Q: As a writer, you are often mentioned as a stylist. How did you come to concentrate so much on this particular part of the writing process?
For years, I had no style at all. I kept trying to copy various other people, with very unfortunate results, to say the least. Then one day, several years and several drafts into writing the first trilogy, my style just suddenly arrived out of nowhere, whole and coherent. I can show you the exact passage, which is now at the very beginning of the trilogy. An idea of what I wanted to say and how I wanted to say it came into my head, and when I sat down to write it, it was literally the best and the easiest bit of writing I had ever done up until then. And it was distinctive. It might strike some people as mannered, as a bit old-fashioned, but it was my own natural writing voice.
Up until that time, when other people were talking about style I had no idea what they meant. But when I finally began to understand, I realized that the books that I loved the very most had all been written by master stylists, writers who seemed to have a very precise and conscious control of their style; somehow, even though I didn't understand what they were doing or why it was a good thing that they were doing it, those books and writers had an impact on me.
Between the time that I was finishing up Child of Saturn and now  ... I would say that I have become more aware of style as I write, but I still believe that I do my best writing, and even my most stylish writing, when it all comes pouring out naturally, without very much thought on my part at all. I guess you would call it inspiration. The parts I write when I'm in that state of mind seem to require very little polishing afterwards, while the parts that I have to write slowly and laboriously almost always require a lot of fixing later.
Q: What do you think is the most important lesson you've learned in twenty years of writing?
The importance of revision. I used to think if you were a truly talented writer you would get it right the first time, but that's not always true.
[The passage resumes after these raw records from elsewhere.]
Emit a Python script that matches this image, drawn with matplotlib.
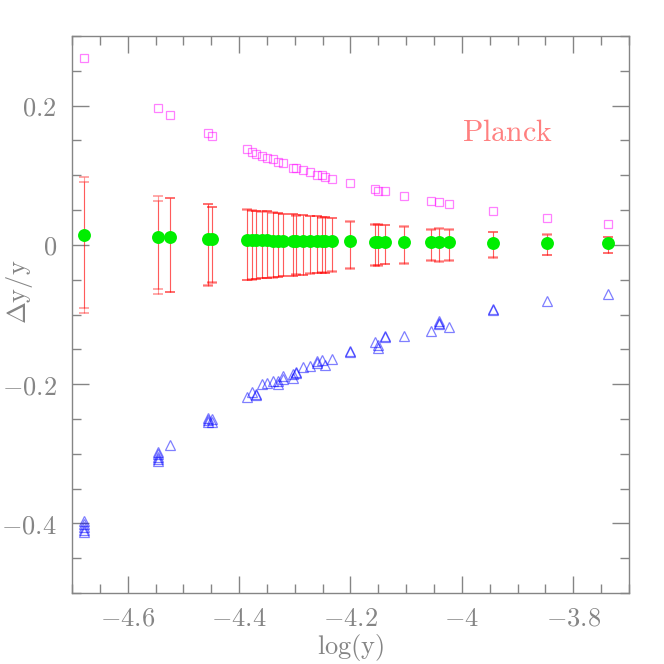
import matplotlib
matplotlib.use("Agg")
import matplotlib.pyplot as plt
from matplotlib.ticker import FuncFormatter, MultipleLocator

plt.rcParams["mathtext.fontset"] = "cm"

# x positions (log y) shared by all series
LOGY = [-4.678, -4.545, -4.524, -4.455, -4.449, -4.386, -4.377, -4.370, -4.359,
        -4.350, -4.340, -4.330, -4.322, -4.303, -4.297, -4.285, -4.273, -4.260,
        -4.251, -4.245, -4.234, -4.201, -4.156, -4.150, -4.138, -4.104, -4.056,
        -4.041, -4.024, -3.945, -3.847, -3.737]

# mean offset (green dots)
MEAN = [0.014, 0.011, 0.011, 0.009, 0.009, 0.007, 0.007, 0.007, 0.007, 0.007,
        0.006, 0.006, 0.006, 0.006, 0.006, 0.006, 0.006, 0.006, 0.006, 0.006,
        0.006, 0.005, 0.0045, 0.0045, 0.0045, 0.004, 0.0035, 0.0035, 0.0035,
        0.003, 0.0025, 0.002]

# error bar half widths, two overlapping realisations
ERR = [0.098, 0.070, 0.068, 0.059, 0.055, 0.051, 0.050, 0.049, 0.048, 0.048,
       0.047, 0.046, 0.045, 0.044, 0.043, 0.043, 0.042, 0.041, 0.040, 0.040,
       0.039, 0.033, 0.030, 0.029, 0.028, 0.027, 0.023, 0.023, 0.023, 0.019,
       0.015, 0.012]
ERR_ALT = [0.091, 0.063, 0.068, 0.058, 0.054, 0.050, 0.049, 0.049, 0.047, 0.048,
           0.046, 0.046, 0.044, 0.044, 0.042, 0.043, 0.041, 0.041, 0.039, 0.040,
           0.038, 0.034, 0.029, 0.030, 0.028, 0.026, 0.022, 0.024, 0.022, 0.018,
           0.014, 0.012]

# upper branch (magenta squares)
SQUARES = [0.268, 0.196, 0.187, 0.160, 0.157, 0.137, 0.134, 0.130, 0.127, 0.125,
           0.123, 0.119, 0.118, 0.111, 0.110, 0.107, 0.104, 0.101, 0.100, 0.097,
           0.095, 0.089, 0.080, 0.078, 0.077, 0.070, 0.063, 0.061, 0.059, 0.049,
           0.039, 0.030]

# lower branch (blue triangles), several per position
TRI_X = [-4.678, -4.678, -4.678, -4.678, -4.678,
         -4.545, -4.545, -4.545, -4.545, -4.545,
         -4.524, -4.455, -4.455, -4.455, -4.449, -4.449,
         -4.386, -4.377, -4.370, -4.370, -4.359, -4.350, -4.340,
         -4.330, -4.330, -4.322, -4.322, -4.303, -4.303, -4.297, -4.297,
         -4.285, -4.273, -4.260, -4.260, -4.251, -4.245, -4.234,
         -4.201, -4.201, -4.156, -4.150, -4.150, -4.138, -4.138,
         -4.104, -4.056, -4.041, -4.041, -4.041, -4.024,
         -3.945, -3.945, -3.847, -3.737]
TRI_Y = [-0.397, -0.401, -0.405, -0.409, -0.413,
         -0.298, -0.301, -0.304, -0.307, -0.310,
         -0.287, -0.249, -0.252, -0.255, -0.250, -0.254,
         -0.219, -0.212, -0.214, -0.216, -0.200, -0.199, -0.195,
         -0.200, -0.196, -0.192, -0.189, -0.191, -0.186, -0.184, -0.182,
         -0.176, -0.174, -0.169, -0.167, -0.165, -0.172, -0.164,
         -0.152, -0.154, -0.140, -0.144, -0.148, -0.131, -0.133,
         -0.131, -0.124, -0.110, -0.112, -0.114, -0.118,
         -0.092, -0.094, -0.081, -0.070]

GRAY = "#858585"

fig = plt.figure(figsize=(6.64, 6.64), dpi=100)
ax = fig.add_axes([0.1084, 0.1069, 0.8389, 0.8389])

zeros = [0.0] * len(LOGY)
for err in (ERR, ERR_ALT):
    ax.errorbar(LOGY, zeros, yerr=err, fmt="none", ecolor="#ff0000", alpha=0.4,
                elinewidth=0.8, capsize=3.3, capthick=1.2, zorder=2)

ax.plot(LOGY, SQUARES, "s", ms=6.2, mfc="none", mec="#ff00ff", mew=0.9, alpha=0.5, zorder=3)
ax.plot(TRI_X, TRI_Y, "^", ms=7.2, mfc="none", mec="#0000ff", mew=0.9, alpha=0.5, zorder=3)
ax.plot(LOGY, MEAN, "o", ms=9.3, color="#00ee00", mec="none", zorder=4)

ax.text(-4.0, 0.149, r"$\mathrm{Planck}$", color="#ff6060", alpha=0.8, fontsize=21.5,
        ha="left", va="baseline")

ax.set_xlim(-4.7, -3.7)
ax.set_ylim(-0.5, 0.3)
ax.xaxis.set_major_locator(MultipleLocator(0.2))
ax.xaxis.set_minor_locator(MultipleLocator(0.05))
ax.yaxis.set_major_locator(MultipleLocator(0.2))
ax.yaxis.set_minor_locator(MultipleLocator(0.05))


def fmt(v, pos):
    v = round(v, 3)
    if v == 0:
        return r"$0$"
    return r"$%g$" % v


ax.xaxis.set_major_formatter(FuncFormatter(fmt))
ax.yaxis.set_major_formatter(FuncFormatter(fmt))

ax.tick_params(which="both", direction="in", top=True, right=True, colors=GRAY,
               labelcolor=GRAY, labelsize=19, width=1)
ax.tick_params(which="major", length=12)
ax.tick_params(which="minor", length=6.5)
ax.tick_params(axis="x", pad=9)
ax.tick_params(axis="y", pad=11)
for sp in ax.spines.values():
    sp.set_color(GRAY)
    sp.set_linewidth(1)

fig.text(0.528, 0.025, r"$\log(\mathrm{y})$", color=GRAY, fontsize=19,
         ha="center", va="center")
fig.text(0.03, 0.56, r"$\Delta\mathrm{y}/\mathrm{y}$", color=GRAY, fontsize=19,
         ha="center", va="center", rotation=90)

fig.savefig("out.png", dpi=100)
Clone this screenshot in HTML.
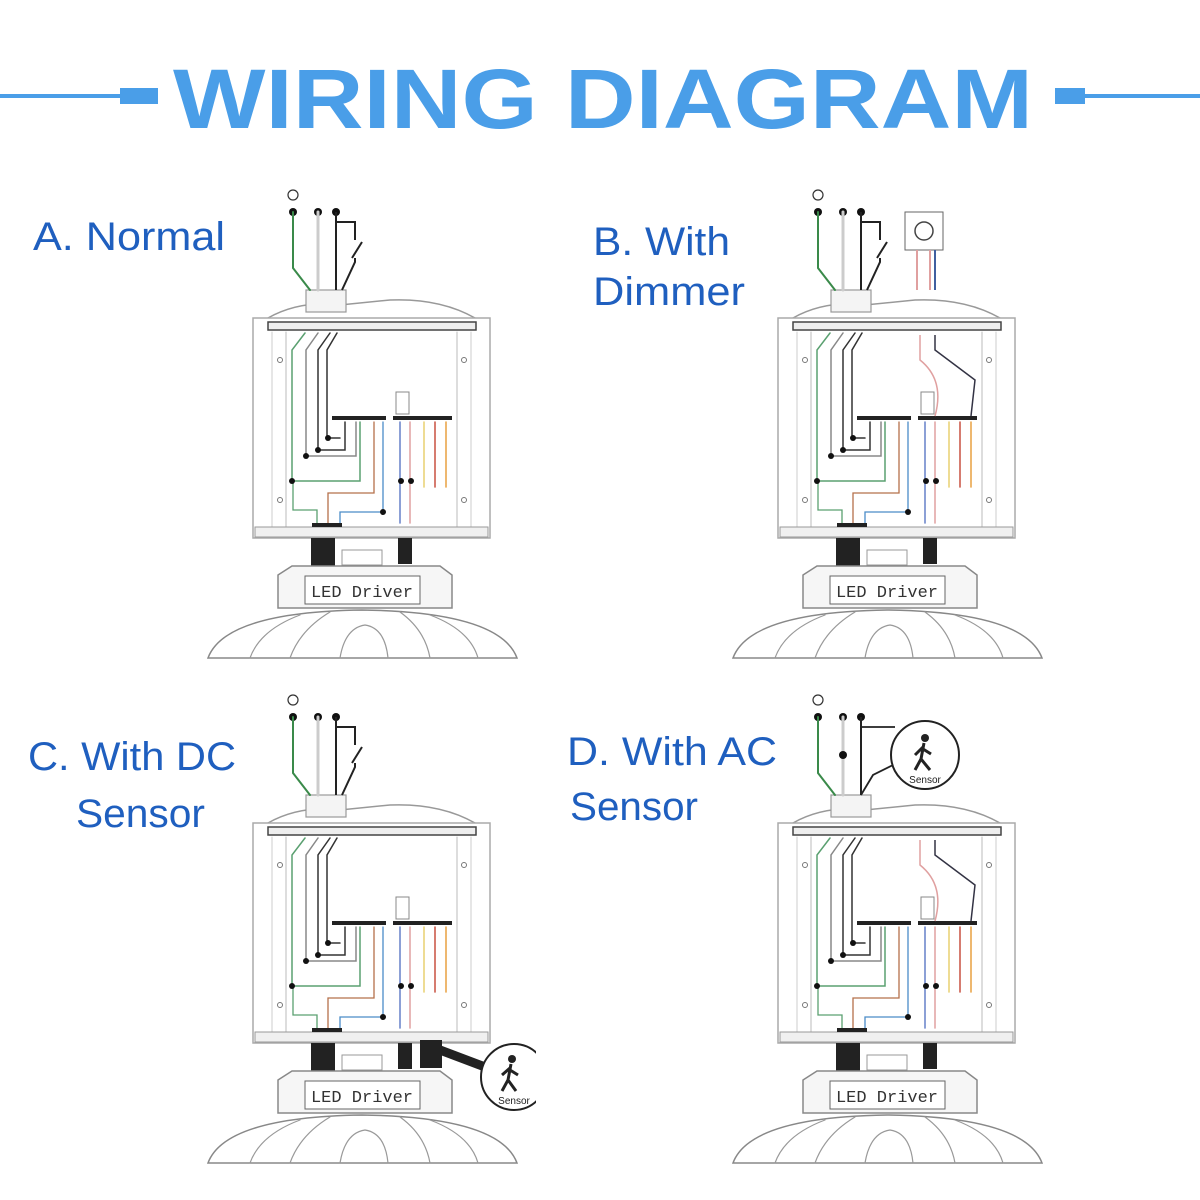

On the other hand, while I have learned a great many important lessons about plot and pacing and structure and characterization and style and clarity, I can't let myself think about those things consciously while I'm working on the first draft or so, because that bogs me down, when I need to let the ideas just flow. The difference is that what I had to make right by trial and error (sometimes repeated error) when I was first starting out, now, when I read over what I have written and I have a gut reaction that tells me something is wrong, then I can go through a whole long list of things that I've learned over the years, to find out where I made my mistakes. Once I identify those mistakes, it's usually fairly easy to fix them. Identifying them is really the big thing. But this only works when it's a mechanical problem or problems. If the story is simply going off in the wrong direction, it can take me a long time to find the problems and solve them; that, I am sorry to say, has not changed so very much over the years.